Engine oil serves as the lifeblood of an internal combustion engine, performing the triple function of lubrication, cooling, and cleaning. It creates a separating film between moving metal parts to prevent friction, carries heat away from high-temperature zones, and suspends contaminants to prevent deposit buildup. The performance of this fluid depends on its foundational chemistry, which defines the difference between conventional and synthetic types. This distinction in molecular structure translates directly to variances in stability, protective capabilities, and maintenance schedules.
Fundamental Composition and Origin
Conventional oil begins as crude oil, a complex mixture of hydrocarbon molecules extracted from the earth. This raw material is subjected to fractional distillation and basic solvent refining to separate the lubricating oil components, categorized by the American Petroleum Institute (API) as Group I and Group II base stocks. Because this process is a physical separation, the resulting oil contains molecules of inconsistent sizes and shapes, along with trace impurities like sulfur and unstable paraffins.
The creation of synthetic oil involves a more intensive chemical engineering process designed to produce highly uniform molecules. True synthetics, such as Polyalphaolefins (PAOs) classified as API Group IV, are synthesized in a laboratory from uniform building blocks.
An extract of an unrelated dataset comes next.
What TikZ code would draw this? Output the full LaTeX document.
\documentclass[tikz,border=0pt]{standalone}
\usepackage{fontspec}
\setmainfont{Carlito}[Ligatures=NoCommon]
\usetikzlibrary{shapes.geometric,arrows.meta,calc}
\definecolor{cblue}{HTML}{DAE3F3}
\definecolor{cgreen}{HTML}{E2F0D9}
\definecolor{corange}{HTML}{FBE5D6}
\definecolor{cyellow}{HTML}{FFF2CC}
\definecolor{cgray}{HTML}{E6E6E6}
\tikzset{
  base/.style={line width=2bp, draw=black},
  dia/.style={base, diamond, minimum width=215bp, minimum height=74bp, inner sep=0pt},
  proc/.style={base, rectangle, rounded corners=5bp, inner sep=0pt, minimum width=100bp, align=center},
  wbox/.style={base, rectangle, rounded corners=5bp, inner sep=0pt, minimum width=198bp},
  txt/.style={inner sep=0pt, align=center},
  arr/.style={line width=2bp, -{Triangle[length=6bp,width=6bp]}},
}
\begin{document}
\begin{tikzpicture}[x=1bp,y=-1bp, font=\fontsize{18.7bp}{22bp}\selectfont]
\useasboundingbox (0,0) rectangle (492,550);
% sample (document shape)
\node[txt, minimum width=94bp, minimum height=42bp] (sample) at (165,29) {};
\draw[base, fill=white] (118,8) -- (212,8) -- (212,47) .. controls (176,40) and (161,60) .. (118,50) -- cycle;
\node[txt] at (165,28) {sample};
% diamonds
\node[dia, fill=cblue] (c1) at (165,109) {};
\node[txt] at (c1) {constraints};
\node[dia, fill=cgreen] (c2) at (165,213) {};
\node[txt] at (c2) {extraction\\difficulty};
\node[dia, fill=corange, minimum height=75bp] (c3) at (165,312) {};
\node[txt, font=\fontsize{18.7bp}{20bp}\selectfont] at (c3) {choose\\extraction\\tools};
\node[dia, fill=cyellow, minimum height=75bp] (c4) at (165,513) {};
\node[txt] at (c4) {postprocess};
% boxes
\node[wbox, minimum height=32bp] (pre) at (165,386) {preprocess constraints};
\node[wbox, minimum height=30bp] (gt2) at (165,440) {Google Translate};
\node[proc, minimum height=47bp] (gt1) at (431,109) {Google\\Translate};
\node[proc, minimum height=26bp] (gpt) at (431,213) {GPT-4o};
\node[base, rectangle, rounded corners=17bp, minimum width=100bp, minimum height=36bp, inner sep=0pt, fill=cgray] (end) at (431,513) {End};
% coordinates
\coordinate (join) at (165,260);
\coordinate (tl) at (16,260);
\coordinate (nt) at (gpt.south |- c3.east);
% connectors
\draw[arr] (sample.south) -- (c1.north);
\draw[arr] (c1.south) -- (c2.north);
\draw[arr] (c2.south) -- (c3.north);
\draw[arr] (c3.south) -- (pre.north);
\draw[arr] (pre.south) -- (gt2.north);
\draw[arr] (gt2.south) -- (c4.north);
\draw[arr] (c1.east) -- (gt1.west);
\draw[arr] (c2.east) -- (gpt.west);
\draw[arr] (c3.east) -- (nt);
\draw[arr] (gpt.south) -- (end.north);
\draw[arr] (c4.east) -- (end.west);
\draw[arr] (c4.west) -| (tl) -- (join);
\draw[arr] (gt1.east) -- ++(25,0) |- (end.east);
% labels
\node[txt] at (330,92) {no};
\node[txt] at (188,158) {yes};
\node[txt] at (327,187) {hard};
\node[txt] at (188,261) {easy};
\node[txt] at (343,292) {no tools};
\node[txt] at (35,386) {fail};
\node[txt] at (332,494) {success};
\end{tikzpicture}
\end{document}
Group V base stocks, like esters, are also chemically manufactured to provide specific performance advantages. Highly refined, severely hydrocracked mineral oil (API Group III) is often labeled as synthetic in some markets due to its purity levels approaching that of chemically synthesized oils. This molecular uniformity is the primary source of synthetic oil’s superior performance characteristics.
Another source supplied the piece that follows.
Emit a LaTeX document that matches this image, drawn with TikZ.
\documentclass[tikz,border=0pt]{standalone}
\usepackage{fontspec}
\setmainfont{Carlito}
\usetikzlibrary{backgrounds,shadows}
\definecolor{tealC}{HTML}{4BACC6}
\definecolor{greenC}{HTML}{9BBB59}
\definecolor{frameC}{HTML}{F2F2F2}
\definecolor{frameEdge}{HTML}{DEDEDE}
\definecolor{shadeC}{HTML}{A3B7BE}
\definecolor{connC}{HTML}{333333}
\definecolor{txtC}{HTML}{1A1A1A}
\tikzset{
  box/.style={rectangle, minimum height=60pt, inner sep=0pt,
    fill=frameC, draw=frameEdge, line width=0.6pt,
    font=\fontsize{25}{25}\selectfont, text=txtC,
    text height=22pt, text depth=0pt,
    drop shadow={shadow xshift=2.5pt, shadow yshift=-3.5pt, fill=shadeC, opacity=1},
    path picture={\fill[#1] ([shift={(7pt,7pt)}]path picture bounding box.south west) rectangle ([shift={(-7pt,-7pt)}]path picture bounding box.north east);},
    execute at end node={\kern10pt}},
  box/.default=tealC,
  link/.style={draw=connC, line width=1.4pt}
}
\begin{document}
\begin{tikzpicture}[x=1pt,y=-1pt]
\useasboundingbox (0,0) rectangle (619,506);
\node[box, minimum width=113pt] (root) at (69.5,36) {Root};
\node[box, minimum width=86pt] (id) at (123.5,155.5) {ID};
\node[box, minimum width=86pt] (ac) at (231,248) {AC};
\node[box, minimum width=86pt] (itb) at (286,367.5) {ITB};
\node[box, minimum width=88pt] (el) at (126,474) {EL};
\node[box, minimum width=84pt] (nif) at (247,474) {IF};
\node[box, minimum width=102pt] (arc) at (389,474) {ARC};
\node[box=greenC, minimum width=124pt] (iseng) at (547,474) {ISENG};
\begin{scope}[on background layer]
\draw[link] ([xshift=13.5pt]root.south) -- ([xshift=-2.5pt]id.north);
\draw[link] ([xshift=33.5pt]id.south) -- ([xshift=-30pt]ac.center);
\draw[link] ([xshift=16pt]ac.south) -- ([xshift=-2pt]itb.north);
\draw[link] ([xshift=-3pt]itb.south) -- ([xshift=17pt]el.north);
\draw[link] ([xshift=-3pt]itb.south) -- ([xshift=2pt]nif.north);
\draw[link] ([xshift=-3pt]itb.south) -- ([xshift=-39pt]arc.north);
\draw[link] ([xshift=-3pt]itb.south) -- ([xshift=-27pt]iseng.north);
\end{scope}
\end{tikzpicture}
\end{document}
Performance Under Extreme Conditions
The difference in molecular structure directly impacts how the oil reacts to the severe environment inside an engine, particularly concerning viscosity stability. Conventional oil molecules, being irregular, tend to thin out significantly at high temperatures and thicken excessively in the cold. Synthetic oils maintain their thickness across a wider range, exhibiting a higher Viscosity Index (VI). This means they resist changes in flow more effectively than conventional counterparts, ensuring the oil film remains robust enough to prevent metal-to-metal contact during high-load operation.
Synthetic oil demonstrates superior resistance to evaporation, a property measured by the NOACK Volatility Test (ASTM D5800). Conventional oils often show a volatility loss of 15 to 20 percent, as their smaller molecules burn off when exposed to high heat. High-quality synthetic oils can reduce this loss to the 6 to 8 percent range, resulting in lower overall oil consumption and less thickening of the remaining lubricant. Reduced volatility is important in modern engines where oil is exposed to extreme temperatures, such such as those found in turbocharger bearings.
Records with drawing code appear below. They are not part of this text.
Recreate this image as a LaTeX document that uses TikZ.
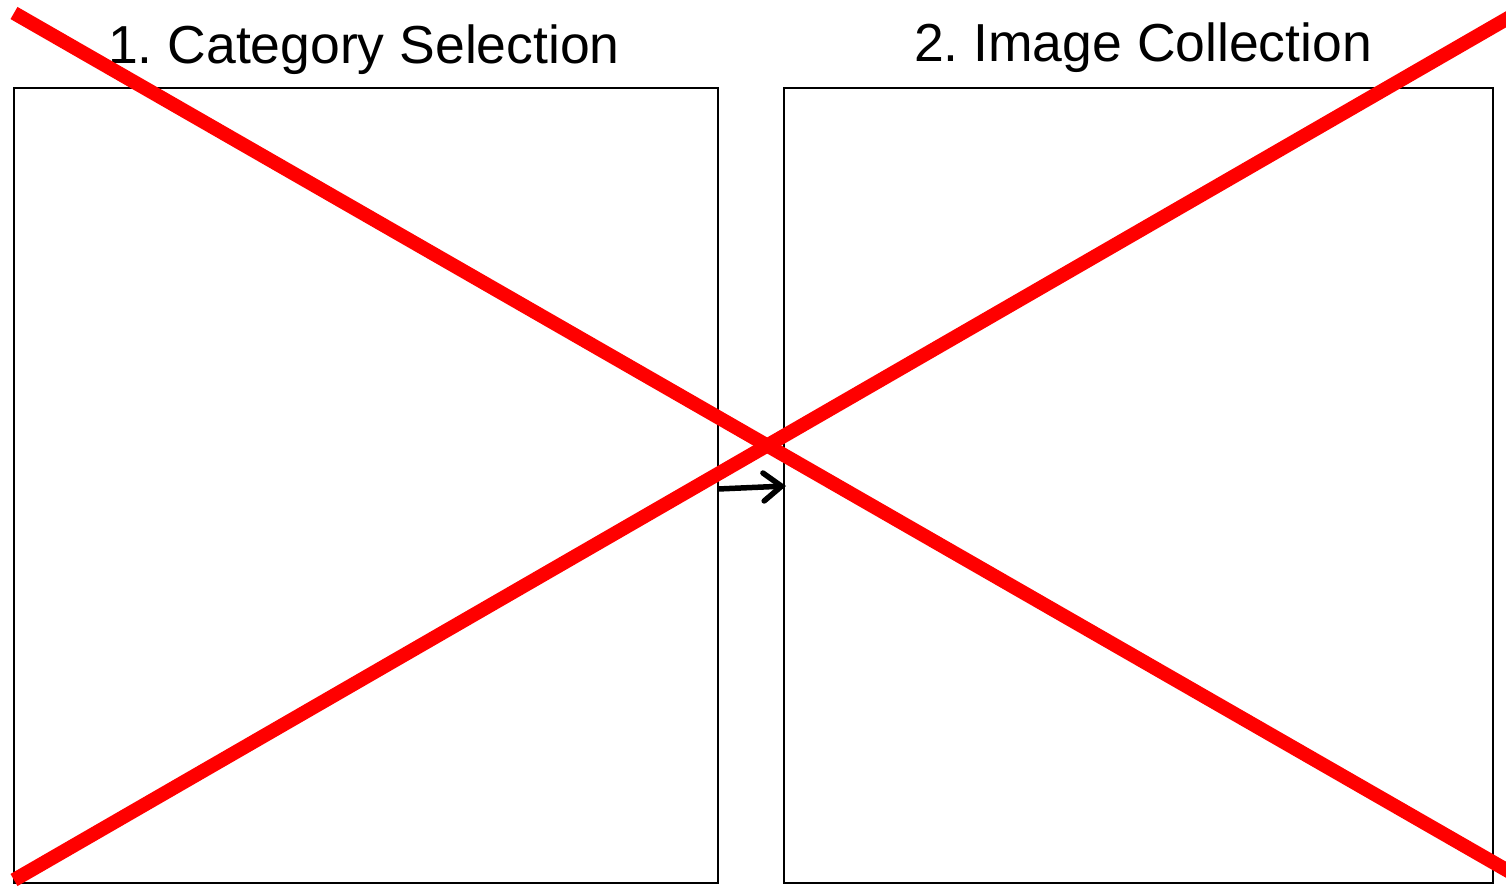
\documentclass[tikz,border=0pt]{standalone}
\usepackage{fontspec}
\setmainfont{Liberation Sans}
\usetikzlibrary{arrows.meta}
\begin{document}
\frenchspacing
\begin{tikzpicture}[x=1pt,y=-1pt,
  panel/.style={draw=black,line width=2pt},
  title/.style={font=\fontsize{53.5}{60}\selectfont,anchor=base},
  cross/.style={draw=red,line width=14pt},
  flow/.style={draw=black,line width=5.5pt,-{Straight Barb[length=18pt,width=28pt,line width=5.5pt,line cap=round]}}]
\useasboundingbox (0,0) rectangle (1506,886);
\draw[panel] (14,88) rectangle (718,883);
\draw[panel] (784,88) rectangle (1493,883);
\coordinate (p1r) at (718,489);
\coordinate (p2l) at (786,486);
\node[title] (t1) at (364,63) {1. Category Selection};
\node[title] (t2) at (1143,61) {2. Image Collection};
\draw[flow] (p1r) -- (p2l);
\coordinate (c1a) at (14,13);
\coordinate (c1b) at (1510,872);
\coordinate (c2a) at (14,880);
\coordinate (c2b) at (1510,17);
\draw[cross] (c1a) -- (c1b);
\draw[cross] (c2a) -- (c2b);
\end{tikzpicture}
\end{document}
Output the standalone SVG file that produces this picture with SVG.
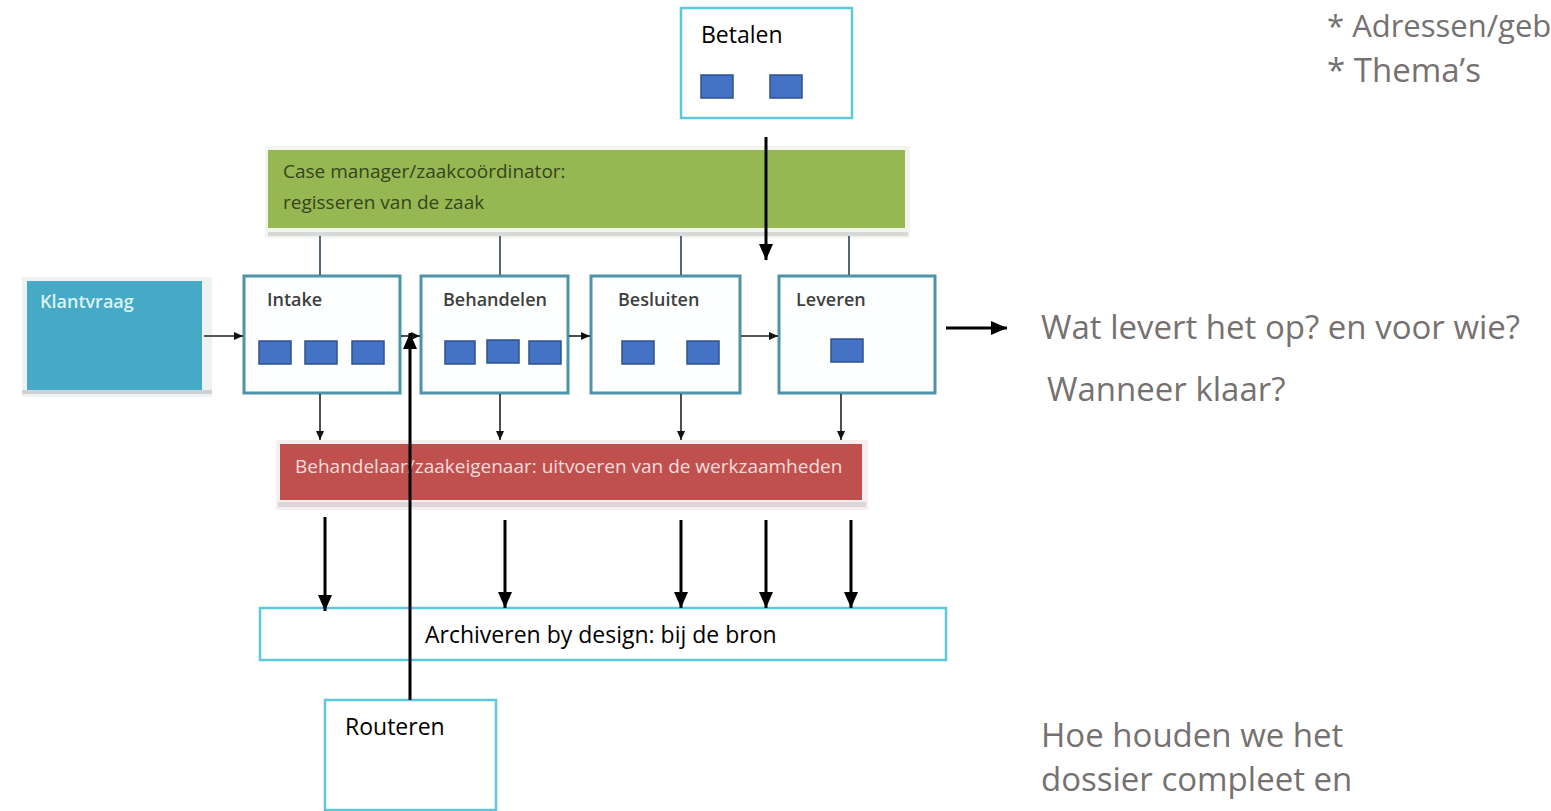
<svg xmlns="http://www.w3.org/2000/svg" width="1551" height="811" viewBox="0 0 1551 811">
<defs>
<marker id="big" markerUnits="userSpaceOnUse" markerWidth="16" markerHeight="18" refX="16" refY="7" orient="auto"><path d="M0,0 L16,7 L0,14 z" fill="#000"/></marker>
<marker id="small" markerUnits="userSpaceOnUse" markerWidth="10" markerHeight="10" refX="9" refY="4" orient="auto"><path d="M0,0 L9,4 L0,8 z" fill="#111"/></marker>
<style>
.proc{fill:#fdfefe;stroke:#4f93a8;stroke-width:3}
.sq{fill:#4472c4;stroke:#2f528f;stroke-width:1.5}
.lbl{font-family:"Open Sans","Liberation Sans",sans-serif;font-size:18px;fill:#3f3f3f;font-weight:600}
.cyan{fill:#fff;stroke:#5bc8dc;stroke-width:2.5}
.blk{font-family:"Open Sans","Liberation Sans",sans-serif;font-size:23px;fill:#000}
.gray{font-family:"Open Sans","Liberation Sans",sans-serif;font-size:33px;fill:#767171}
.bar{font-family:"Open Sans","Liberation Sans",sans-serif;font-size:19px}
.thin{stroke:#222;stroke-width:1.6;fill:none}
.vl{stroke:#55677a;stroke-width:2;fill:none}
.thick{stroke:#000;stroke-width:3;fill:none}
</style>
</defs>
<rect width="1551" height="811" fill="#fff"/>
<g id="manager">
<rect x="265" y="146" width="645" height="92" fill="#f2f4ee"/>
<rect x="268" y="232" width="640" height="4" fill="#d6d9d6"/>
<rect x="268" y="150" width="637" height="78" fill="#97b753"/>
<text class="bar" x="283" y="178" fill="#34451c">Case manager/zaakcoördinator:</text>
<text class="bar" x="283" y="209" fill="#34451c">regisseren van de zaak</text>
</g>
<g id="klantvraag">
<rect x="22" y="277" width="190" height="120" fill="#eef2f4"/>
<rect x="22" y="390" width="190" height="4" fill="#cfd3d6"/>
<rect x="27" y="281" width="175" height="109" fill="#46a9c6"/>
<text x="40" y="308" style="font-family:'Open Sans','Liberation Sans',sans-serif;font-size:18px;fill:#dff2f7;font-weight:600">Klantvraag</text>
</g>
<g id="intake">
<rect class="proc" x="244" y="276" width="156" height="117"/>
<text class="lbl" x="267" y="306">Intake</text>
<rect class="sq" x="259" y="341" width="32" height="23"/>
<rect class="sq" x="305" y="341" width="32" height="23"/>
<rect class="sq" x="352" y="341" width="32" height="23"/>
</g>
<g id="behandelen">
<rect class="proc" x="421" y="276" width="147" height="117"/>
<text class="lbl" x="443" y="306">Behandelen</text>
<rect class="sq" x="445" y="341" width="30" height="23"/>
<rect class="sq" x="487" y="340" width="32" height="23"/>
<rect class="sq" x="529" y="341" width="32" height="23"/>
</g>
<g id="besluiten">
<rect class="proc" x="591" y="276" width="149" height="117"/>
<text class="lbl" x="618" y="306">Besluiten</text>
<rect class="sq" x="622" y="341" width="32" height="23"/>
<rect class="sq" x="687" y="341" width="32" height="23"/>
</g>
<g id="leveren">
<rect class="proc" x="779" y="276" width="156" height="117"/>
<text class="lbl" x="796" y="306">Leveren</text>
<rect class="sq" x="831" y="339" width="32" height="23"/>
</g>
<g id="behandelaar">
<rect x="276" y="440" width="592" height="70" fill="#f6eeee"/>
<rect x="278" y="502" width="588" height="5" fill="#ddd6d6"/>
<rect x="280" y="444" width="582" height="56" fill="#c0504d"/>
<text class="bar" x="295" y="473" fill="#f6dcdc">Behandelaar/zaakeigenaar: uitvoeren van de werkzaamheden</text>
</g>
<g id="betalen">
<rect class="cyan" x="681" y="8" width="171" height="110"/>
<text class="blk" x="701" y="43">Betalen</text>
<rect class="sq" x="701" y="75" width="32" height="23"/>
<rect class="sq" x="770" y="75" width="32" height="23"/>
</g>
<g id="archiveren">
<rect class="cyan" x="260" y="608" width="686" height="52"/>
<text class="blk" x="425" y="643">Archiveren by design: bij de bron</text>
</g>
<g id="routeren">
<rect class="cyan" x="325" y="700" width="171" height="110"/>
<text class="blk" x="345" y="735">Routeren</text>
</g>
<g id="notes">
<text class="gray" x="1327" y="37" style="font-size:31px">* Adressen/geb</text>
<text class="gray" x="1327" y="82">* Thema’s</text>
<text class="gray" x="1041" y="339">Wat levert het op? en voor wie?</text>
<text class="gray" x="1047" y="401">Wanneer klaar?</text>
<text class="gray" x="1041" y="747">Hoe houden we het</text>
<text class="gray" x="1041" y="791">dossier compleet en</text>
</g>
<g id="connectors">
<line class="vl" x1="320" y1="236" x2="320" y2="275"/>
<line class="vl" x1="500" y1="236" x2="500" y2="275"/>
<line class="vl" x1="681" y1="236" x2="681" y2="275"/>
<line class="vl" x1="849" y1="236" x2="849" y2="275"/>
<line class="thin" x1="204" y1="336" x2="243" y2="336" marker-end="url(#small)"/>
<line class="thin" x1="401" y1="336" x2="420" y2="336" marker-end="url(#small)"/>
<line class="thin" x1="569" y1="336" x2="590" y2="336" marker-end="url(#small)"/>
<line class="thin" x1="741" y1="336" x2="778" y2="336" marker-end="url(#small)"/>
<line class="thin" x1="320" y1="394" x2="320" y2="440" marker-end="url(#small)"/>
<line class="thin" x1="500" y1="394" x2="500" y2="440" marker-end="url(#small)"/>
<line class="thin" x1="681" y1="394" x2="681" y2="440" marker-end="url(#small)"/>
<line class="thin" x1="841" y1="394" x2="841" y2="440" marker-end="url(#small)"/>
<line class="thick" x1="325" y1="517" x2="325" y2="611" marker-end="url(#big)"/>
<line class="thick" x1="505" y1="520" x2="505" y2="608" marker-end="url(#big)"/>
<line class="thick" x1="681" y1="520" x2="681" y2="608" marker-end="url(#big)"/>
<line class="thick" x1="766" y1="520" x2="766" y2="608" marker-end="url(#big)"/>
<line class="thick" x1="851" y1="520" x2="851" y2="608" marker-end="url(#big)"/>
<line class="thick" x1="410" y1="700" x2="410" y2="333" marker-end="url(#big)"/>
<line class="thick" x1="766" y1="137" x2="766" y2="260" marker-end="url(#big)"/>
<line class="thick" x1="946" y1="328" x2="1007" y2="328" marker-end="url(#big)"/>
</g>
</svg>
The purity of synthetic base stocks provides a significant advantage in engine cleanliness by preventing the formation of deposits and sludge. Conventional oils contain unstable compounds and impurities that readily oxidize when exposed to high heat and air within the crankcase. This oxidation process creates sludge and varnish, which can clog oil passages and reduce engine efficiency. Conversely, the uniform molecules of synthetic oil resist this thermal and oxidative breakdown, keeping the engine’s internal components cleaner over the oil’s lifespan.
Real-World Maintenance and Cost Implications
The chemical stability of synthetic oil translates directly into significantly longer oil drain intervals. While conventional oil typically requires changing every 3,000 to 5,000 miles, full synthetic formulations routinely allow for intervals of 7,500 to 10,000 miles. This extended service life means fewer trips to the shop and less waste oil generated over the life of the vehicle.
The trade-off for enhanced performance and longevity is a higher purchase price. A conventional oil change generally costs between $35 and $75, while a full synthetic oil change can cost between $65 and $125 or more. A middle-ground option, known as a synthetic blend, mixes conventional base stocks with a percentage of synthetic stock. Blends offer a moderate performance improvement over conventional oil at a cost slightly lower than a full synthetic product.
The choice between these oils is often dictated by the vehicle itself, as many modern engines, particularly those with turbochargers or direct injection, mandate the use of synthetic oil. These high-output engines run at much higher temperatures and require the superior thermal stability of synthetic base oils to prevent premature breakdown and failure. Using conventional oil in an engine designed for synthetic can lead to rapid deposit formation and void the manufacturer’s warranty.